ExecutorService cachedPool = Executors.newCachedThreadPool();
SingleThreadExecutor
Want tasks done one after the other? Use Executors.newSingleThreadExecutor(). It makes sure tasks are executed in order, one at a time. Handy for when order of execution is non-negotiable.
ExecutorService singleThread = Executors.newSingleThreadExecutor();
ScheduledThreadPoolExecutor
With Executors.newScheduledThreadPool(int), you get a pool that allows periodic scheduling of tasks. This comes in really handy for tasks that need to run at fixed rates or with fixed delays.
ScheduledExecutorService scheduledPool = Executors.newScheduledThreadPool(5);
Managing Task Execution
Handling tasks through the Executor Framework is straightforward:
Submitting Tasks
To submit a task, you use the submit method. It returns a Future object, which is like a bookmark to check in on your task later and even grab its result when it’s done.
Callable<String> task = new Task("Hello, World!");
Future<String> result = executorService.submit(task);
try {
System.out.println(result.get());
} catch (InterruptedException | ExecutionException e) {
System.out.println("Oops, something went wrong while executing the task");
}
Shutting Down the Executor
To wrap up the ExecutorService, you use shutdown or shutdownNow. shutdown lets currently running tasks finish while shutdownNow tries to halt everything at once. awaitTermination is used if you want to give it a deadline to wrap things up.
executorService.shutdown();
try {
if (!executorService.awaitTermination(10, TimeUnit.SECONDS)) {
executorService.shutdownNow();
}
} catch (InterruptedException e) {
executorService.shutdownNow();
}
Benefits of Using the Executor Framework
Why even bother with this framework? Here’s why:
Efficient Thread Management: It takes the headache out of managing threads yourself.
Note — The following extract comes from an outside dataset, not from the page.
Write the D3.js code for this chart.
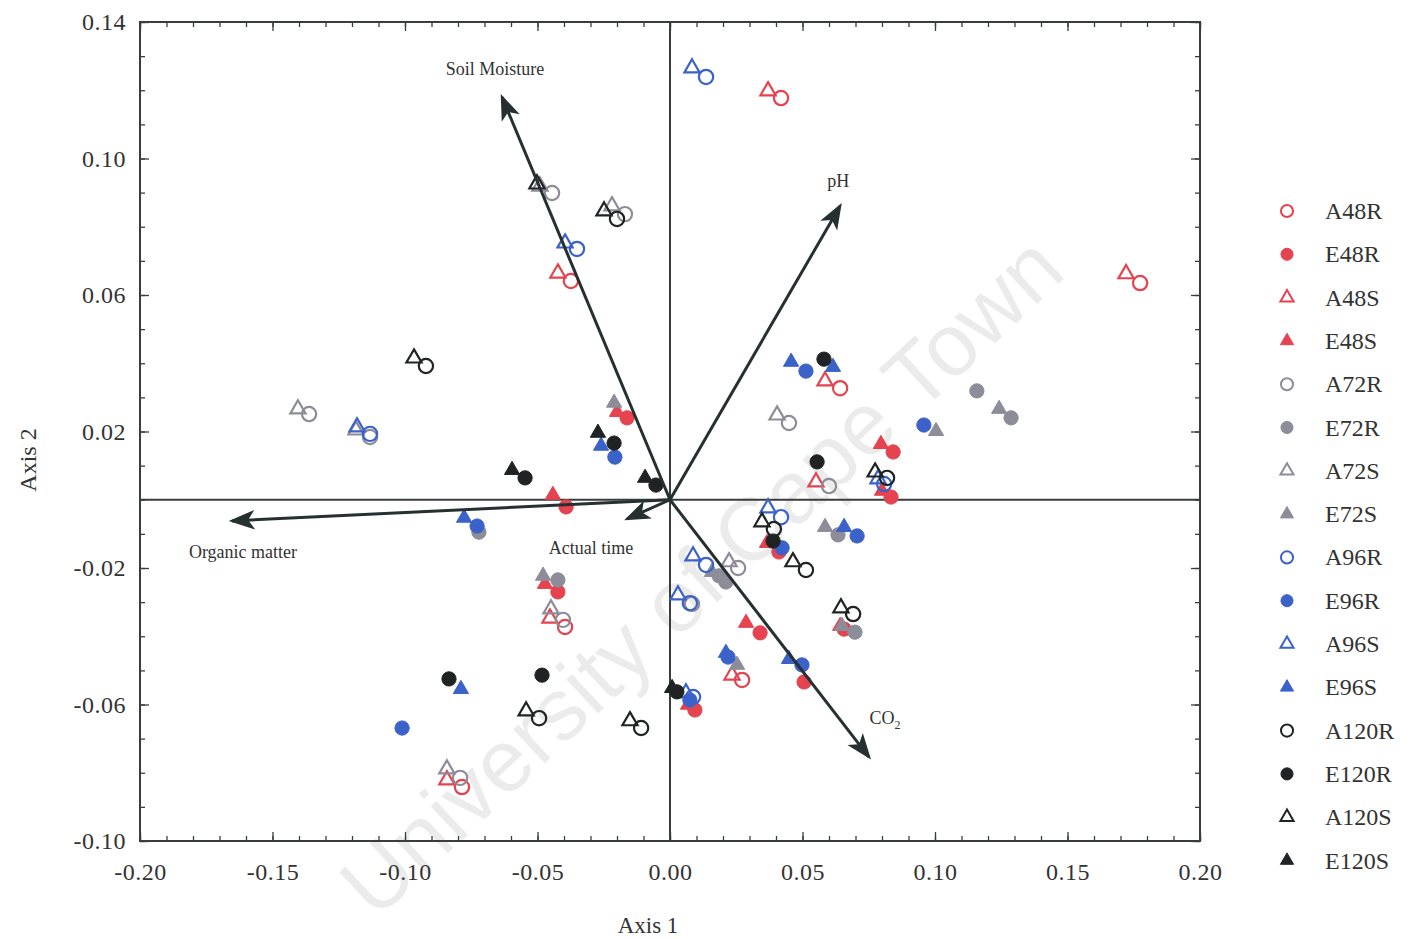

You focus on your actual task logic instead of thread mechanics.
Improved Performance: Since it reuses threads, it cuts down the overhead and boosts performance.
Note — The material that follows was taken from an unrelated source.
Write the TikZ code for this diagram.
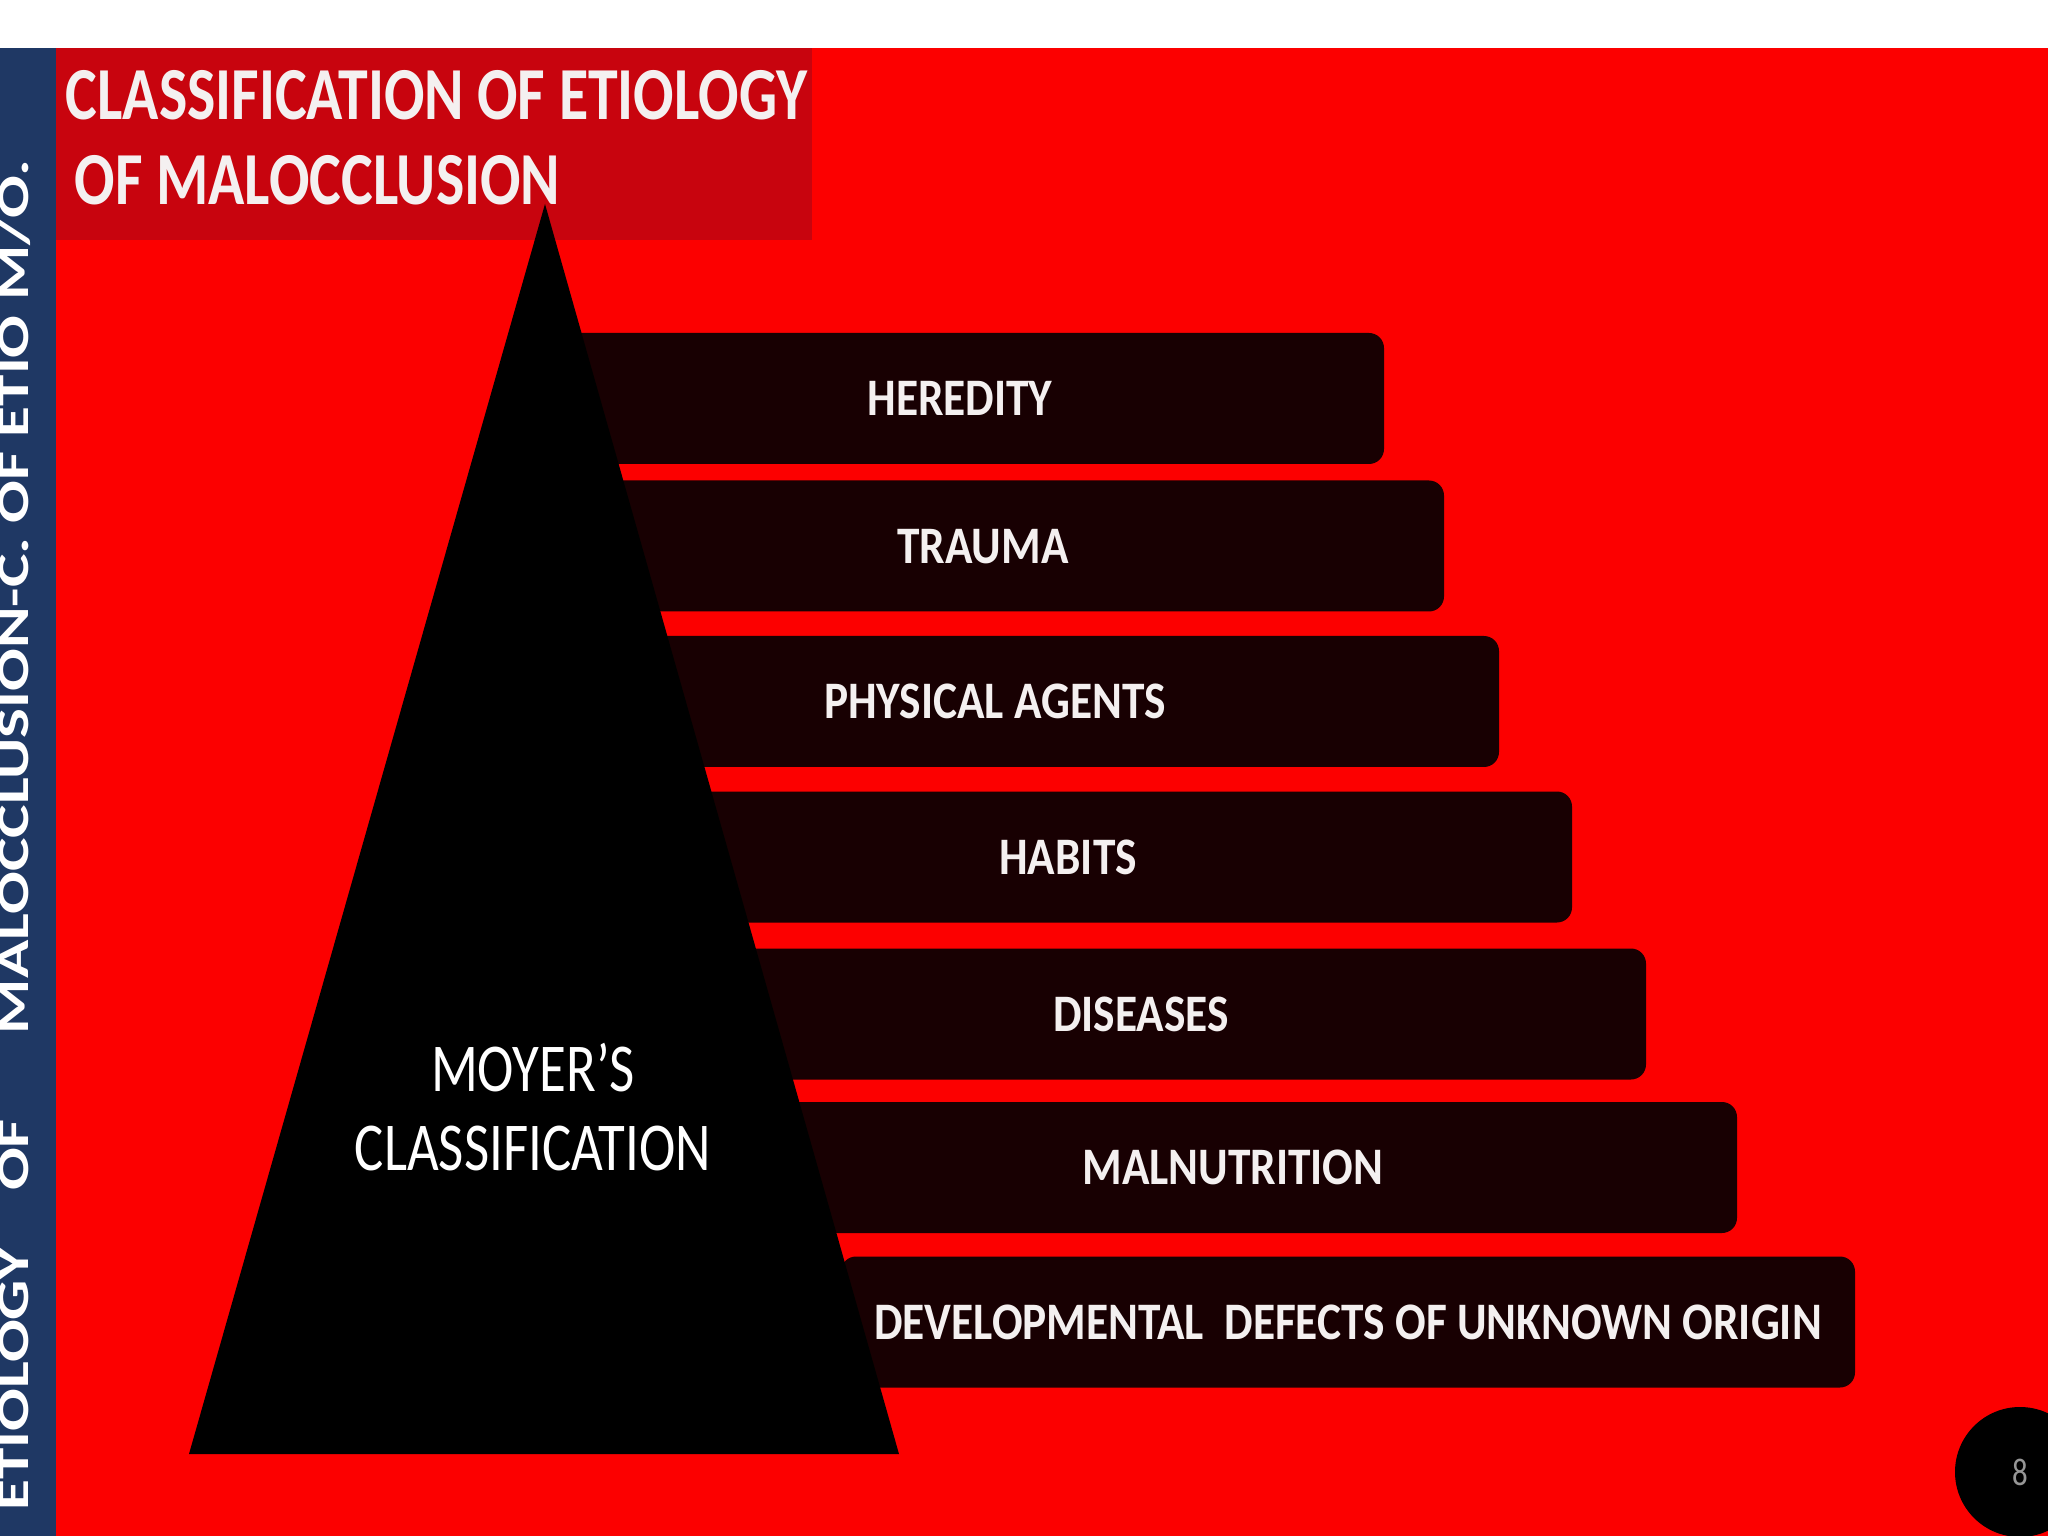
\documentclass[tikz,border=0pt]{standalone}
\usepackage{fontspec}
\usepackage{graphicx}
\setmainfont{Carlito}
\newfontfamily\slidefont{Carlito}[FakeStretch=0.8]
\newfontfamily\barfont{Carlito}[FakeStretch=0.86]

\definecolor{slidered}{RGB}{252,0,0}
\definecolor{titlered}{RGB}{200,4,14}
\definecolor{sideblue}{RGB}{31,56,100}
\definecolor{barbrown}{RGB}{24,0,2}
\definecolor{textwhite}{RGB}{244,240,240}
\definecolor{pagegrey}{RGB}{150,150,150}

\tikzset{
  bar/.style={fill=barbrown, rounded corners=0.15cm, inner sep=0pt, minimum height=1.31cm,
    text=textwhite, font=\barfont\bfseries\fontsize{15}{18}\selectfont,
    text height=0.34cm, text depth=0pt},
  titletext/.style={text=textwhite, inner sep=0pt, anchor=base west,
    font=\slidefont\bfseries\fontsize{21.3}{25}\selectfont},
  moyertext/.style={text=white, inner sep=0pt, align=center,
    font=\slidefont\fontsize{19.5}{22.5}\selectfont},
  sidetext/.style={text=white, inner sep=0pt, rotate=90, anchor=base,
    font=\bfseries\fontsize{18}{20}\selectfont},
  pagedot/.style={circle, fill=black, minimum size=1.3cm, inner sep=0pt,
    text=pagegrey, font=\slidefont\fontsize{11}{12}\selectfont}
}

\begin{document}
\begin{tikzpicture}[x=1cm,y=1cm]
\useasboundingbox (0,0) rectangle (20.48,-15.36);
% slide background
\fill[white] (0,0) rectangle (20.48,-15.36);
\fill[slidered] (0,-0.48) rectangle (20.48,-15.36);
\fill[sideblue] (0,-0.48) rectangle (0.56,-15.36);
\fill[titlered] (0.56,-0.48) rectangle (8.12,-2.40);

% factor bars
\node[bar, minimum width=8.48cm] (heredity) at (9.60,-3.985) {HEREDITY};
\node[bar, minimum width=9.22cm] (trauma) at (9.83,-5.46) {TRAUMA};
\node[bar, minimum width=10.08cm] (physical) at (9.95,-7.015) {PHYSICAL AGENTS};
\node[bar, minimum width=10.08cm] (habits) at (10.68,-8.57) {HABITS};
\node[bar, minimum width=10.10cm] (diseases) at (11.41,-10.14) {DISEASES};
\node[bar, minimum width=10.08cm] (malnutrition) at (12.33,-11.675) {MALNUTRITION};
\node[bar, minimum width=10.14cm] (developmental) at (13.48,-13.22) {DEVELOPMENTAL\ \ DEFECTS OF UNKNOWN ORIGIN};

% pyramid
\coordinate (apex) at (5.45,-2.04);
\coordinate (baseleft) at (1.89,-14.54);
\coordinate (baseright) at (8.99,-14.54);
\fill[black] (apex) -- (baseleft) -- (baseright) -- cycle;

% texts
\node[titletext] (title1) at (0.65,-1.20) {CLASSIFICATION OF ETIOLOGY};
\node[titletext] (title2) at (0.74,-2.05) {OF MALOCCLUSION};
\node[moyertext, anchor=north] (moyer) at (5.33,-10.42) {MOYER’S\\CLASSIFICATION};
\node[sidetext] (side) at (0.29,-8.35)
  {\scalebox{1}[0.72]{ETIOLOGY\hspace{0.57cm}OF\hspace{0.85cm}MALOCCLUSION-C. OF ETIO M/O.}};
\node[pagedot] (page) at (20.20,-14.72) {8};
\end{tikzpicture}
\end{document}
Flexibility: Whether you need tasks done one by one, all at once, or on a regular schedule, there’s an executor service for that.
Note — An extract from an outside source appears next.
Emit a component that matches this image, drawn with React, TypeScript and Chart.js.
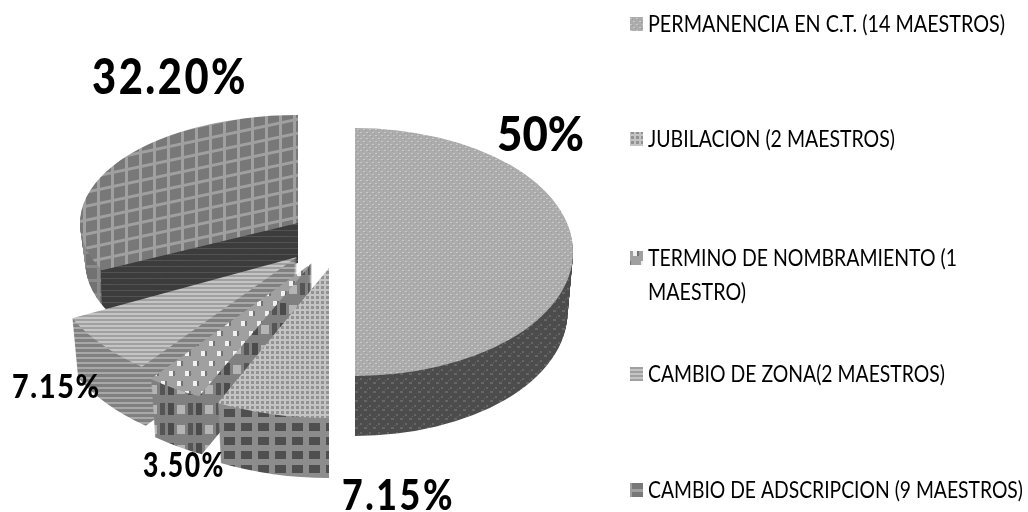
import React, { useEffect, useRef } from "react";
import { Chart, registerables } from "chart.js";

Chart.register(...registerables);

const categories = [
  ["PERMANENCIA EN C.T. (14 MAESTROS)"],
  ["JUBILACION (2 MAESTROS)"],
  ["TERMINO DE NOMBRAMIENTO (1", "MAESTRO)"],
  ["CAMBIO DE ZONA(2 MAESTROS)"],
  ["CAMBIO DE ADSCRIPCION (9 MAESTROS)"],
];
const values = [50, 7.15, 3.5, 7.15, 32.2];
const valueLabels = ["50%", "7.15%", "3.50%", "7.15%", "32.20%"];
const fillColors = ["#b0b0b0", "#ababab", "#a4a4a4", "#b4b4b4", "#7e7e7e"];

// Appearance: projected wedge geometry (exploded 3-D look)
const wedgeStyle = [
  { ax: 355, ay: 252, rx: 218, ry: 124, depth: 60 },
  { ax: 329, ay: 268, rx: 256, ry: 150, depth: 60 },
  { ax: 312, ay: 263, rx: 260, ry: 148, depth: 58 },
  { ax: 297, ay: 257, rx: 250, ry: 140, depth: 59 },
  { ax: 298, ay: 223, rx: 218, ry: 108, depth: 40 },
];
const paintOrder = [4, 0, 3, 2, 1];
const labelStyle = [
  { x: 497, y: 151, size: 48, w: 87, gap: 0 },
  { x: 342, y: 510, size: 42, w: 113, gap: 3 },
  { x: 143, y: 477, size: 34, w: 82, gap: 2 },
  { x: 12, y: 398, size: 33, w: 89, gap: 2 },
  { x: 92, y: 94, size: 50, w: 156, gap: 3 },
];
const legendStyle = [
  { y: 24, widths: [357] },
  { y: 139, widths: [247] },
  { y: 258, widths: [309, 98] },
  { y: 374, widths: [297] },
  { y: 490, widths: [375] },
];
const patternShear = [0, 0, 0, 0, -12];
const darkFaceWedge = 4;

type Painter = (c: CanvasRenderingContext2D) => void;

function tile(w: number, h: number, paint: Painter): HTMLCanvasElement {
  const cv = document.createElement("canvas");
  cv.width = w;
  cv.height = h;
  paint(cv.getContext("2d")!);
  return cv;
}

function rects(c: CanvasRenderingContext2D, color: string, list: number[][]) {
  c.fillStyle = color;
  list.forEach(([x, y, w, h]) => c.fillRect(x, y, w, h));
}

function buildTiles() {
  const top = [
    tile(6, 6, (c) => {
      rects(c, "#acacac", [[0, 0, 6, 6]]);
      rects(c, "#c8c8c8", [[0, 0, 2, 1], [3, 3, 2, 1]]);
      rects(c, "#9c9c9c", [[2, 1, 1, 1], [5, 4, 1, 1]]);
    }),
    tile(5, 5, (c) => {
      rects(c, "#c4c4c4", [[0, 0, 5, 5]]);
      rects(c, "#929292", [[1, 1, 3, 3]]);
    }),
    tile(16, 20, (c) => {
      rects(c, "#a0a0a0", [[0, 0, 16, 20]]);
      rects(c, "#f0f0f0", [[1, 1, 4, 5], [9, 11, 4, 5]]);
      rects(c, "#727272", [[5, 1, 2, 5], [13, 11, 2, 5]]);
    }),
    tile(4, 4, (c) => {
      rects(c, "#a0a0a0", [[0, 0, 4, 4]]);
      rects(c, "#c4c4c4", [[0, 1, 4, 2]]);
    }),
    tile(14, 14, (c) => {
      rects(c, "#a0a0a0", [[0, 0, 14, 14]]);
      rects(c, "#787878", [[2, 2, 11, 11]]);
    }),
  ];
  const side = [
    tile(9, 9, (c) => {
      rects(c, "#4c4c4c", [[0, 0, 9, 9]]);
      rects(c, "#666666", [[0, 0, 2, 2], [4, 4, 3, 2], [7, 2, 1, 1]]);
    }),
    tile(17, 14, (c) => {
      rects(c, "#8c8c8c", [[0, 0, 17, 14]]);
      rects(c, "#4f4f4f", [[3, 3, 11, 8]]);
    }),
    tile(28, 20, (c) => {
      rects(c, "#808080", [[0, 0, 28, 20]]);
      rects(c, "#4b4b4b", [[0, 3, 6, 12]]);
      rects(c, "#b4b4b4", [[9, 5, 8, 9]]);
      rects(c, "#555555", [[20, 3, 5, 12]]);
    }),
    tile(4, 5, (c) => {
      rects(c, "#808080", [[0, 0, 4, 5]]);
      rects(c, "#a8a8a8", [[0, 2, 4, 2]]);
    }),
    tile(14, 14, (c) => {
      rects(c, "#8a8a8a", [[0, 0, 14, 14]]);
      rects(c, "#727272", [[2, 2, 11, 11]]);
    }),
  ];
  const face = tile(6, 6, (c) => {
    rects(c, "#3c3c3c", [[0, 0, 6, 6]]);
    rects(c, "#535353", [[0, 2, 6, 1]]);
  });
  return { top, side, face };
}

export default function App() {
  const ref = useRef<HTMLCanvasElement>(null);
  useEffect(() => {
    document.body.style.margin = "0";
    const canvas = ref.current!;
    const ctx = canvas.getContext("2d")!;
    const tiles = buildTiles();
    const topPat = tiles.top.map((t) => ctx.createPattern(t, "repeat")!);
    const sidePat = tiles.side.map((t) => ctx.createPattern(t, "repeat")!);
    const facePat = ctx.createPattern(tiles.face, "repeat")!;

    const drawArc = (
      c: CanvasRenderingContext2D,
      arc: any,
      pat: CanvasPattern,
      i: number,
      dy: number,
      shrink: number,
      shear: number
    ) => {
      const s = wedgeStyle[i];
      const R = arc.outerRadius;
      c.save();
      c.translate(s.ax, s.ay + dy);
      c.scale((s.rx / R) * shrink, s.ry / R);
      c.translate(-arc.x, -arc.y);
      pat.setTransform(c.getTransform().inverse().skewYSelf(shear));
      const saved = arc.options;
      arc.options = { ...saved, backgroundColor: pat, borderWidth: 0 };
      arc.draw(c);
      arc.options = saved;
      c.restore();
    };

    const extrude = (c: CanvasRenderingContext2D, arc: any, pat: CanvasPattern, i: number) => {
      const depth = wedgeStyle[i].depth;
      for (let d = depth; d >= 1; d--) {
        drawArc(c, arc, pat, i, d, 1 - 0.025 * (d / depth), 0);
      }
    };

    const fit = (
      c: CanvasRenderingContext2D,
      text: string,
      x: number,
      y: number,
      width: number
    ) => {
      const m = c.measureText(text).width;
      c.save();
      c.translate(x, y);
      c.scale(width / m, 1);
      c.fillText(text, 0, 0);
      c.restore();
    };

    const pie3d = {
      id: "pie3d",
      beforeDatasetsDraw(chart: any) {
        const c: CanvasRenderingContext2D = chart.ctx;
        const arcs = chart.getDatasetMeta(0).data;
        paintOrder.forEach((i) => {
          const s = wedgeStyle[i];
          extrude(c, arcs[i], sidePat[i], i);
          if (i === darkFaceWedge) {
            // the cut face along the wedge's leading radius is darker than its rim
            const cx = s.ax + s.rx * Math.cos(arcs[i].startAngle);
            const cy = s.ay + s.ry * Math.sin(arcs[i].startAngle);
            c.save();
            c.beginPath();
            c.moveTo(s.ax, s.ay);
            c.lineTo(cx, cy);
            c.lineTo(cx, cy + s.depth);
            c.lineTo(s.ax, s.ay + s.depth);
            c.closePath();
            c.clip();
            extrude(c, arcs[i], facePat, i);
            c.restore();
          }
          drawArc(c, arcs[i], topPat[i], i, 0, 1, patternShear[i]);
        });
        return false;
      },
      afterDraw(chart: any) {
        const c: CanvasRenderingContext2D = chart.ctx;
        c.save();
        c.textAlign = "left";
        c.textBaseline = "alphabetic";
        c.fillStyle = "#000000";
        valueLabels.forEach((t, i) => {
          const l = labelStyle[i];
          c.font = `900 ${l.size}px Lato`;
          (c as any).letterSpacing = `${l.gap}px`;
          fit(c, t, l.x, l.y, l.w);
        });
        (c as any).letterSpacing = "0px";
        c.font = "23px Lato";
        categories.forEach((lines, i) => {
          const l = legendStyle[i];
          c.save();
          c.fillStyle = topPat[i];
          topPat[i].setTransform(new DOMMatrix());
          c.fillRect(630, l.y - 7, 13, 14);
          c.restore();
          lines.forEach((t, k) => fit(c, t, 648, l.y + 8 + k * 34, l.widths[k]));
        });
        c.restore();
      },
    };

    const chart = new Chart(canvas, {
      type: "pie",
      data: {
        labels: categories.map((l) => l.join(" ")),
        datasets: [{ data: values, backgroundColor: fillColors, borderWidth: 0 }],
      },
      options: {
        animation: false,
        responsive: false,
        plugins: { legend: { display: false }, tooltip: { enabled: false } },
      },
      plugins: [pie3d],
    } as any);
    return () => chart.destroy();
  }, []);
  return (
    <div style={{ width: 1028, height: 512, background: "#ffffff" }}>
      <canvas
        ref={ref}
        width={1028}
        height={512}
        style={{ display: "block", filter: "blur(0.6px)" }}
      />
    </div>
  );
}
Simplified Code: Makes your code cleaner and easier to maintain with high-level abstractions.
Example: Creating and Executing a Simple Task
Let’s see a quick example to highlight how simple tasks can be executed:
import java.util.concurrent.Callable;
import java.util.concurrent.ExecutorService;
import java.util.concurrent.Executors;
import java.util.concurrent.Future;
class Task implements Callable<String> {
private String message;
public Task(String message) {
this.message = message;
}
@Override
public String call() throws Exception {
return "Hello, " + message + "!";
}
}
public class ExecutorExample {
public static void main(String[] args) {
Task task = new Task("World");
ExecutorService executorService = Executors.newFixedThreadPool(4);
Future<String> result = executorService.submit(task);
try {
System.out.println(result.get());
} catch (InterruptedException | ExecutionException e) {
System.out.println("Oops, something went wrong while executing the task");
} finally {
executorService.shutdown();
}
}
}
Wrapping up
All in all, the Java Executor Framework is a must-know for anyone dabbling in Java. It offers a flexible, efficient way to handle tasks that need to run at the same time, without you losing your mind over thread management. Whether your goal is to run tasks one-by-one, in parallel, or periodically, this framework makes it a piece of cake. Dive into it, understand the different executor services, and your code will not only run smoother but also be a lot more maintainable.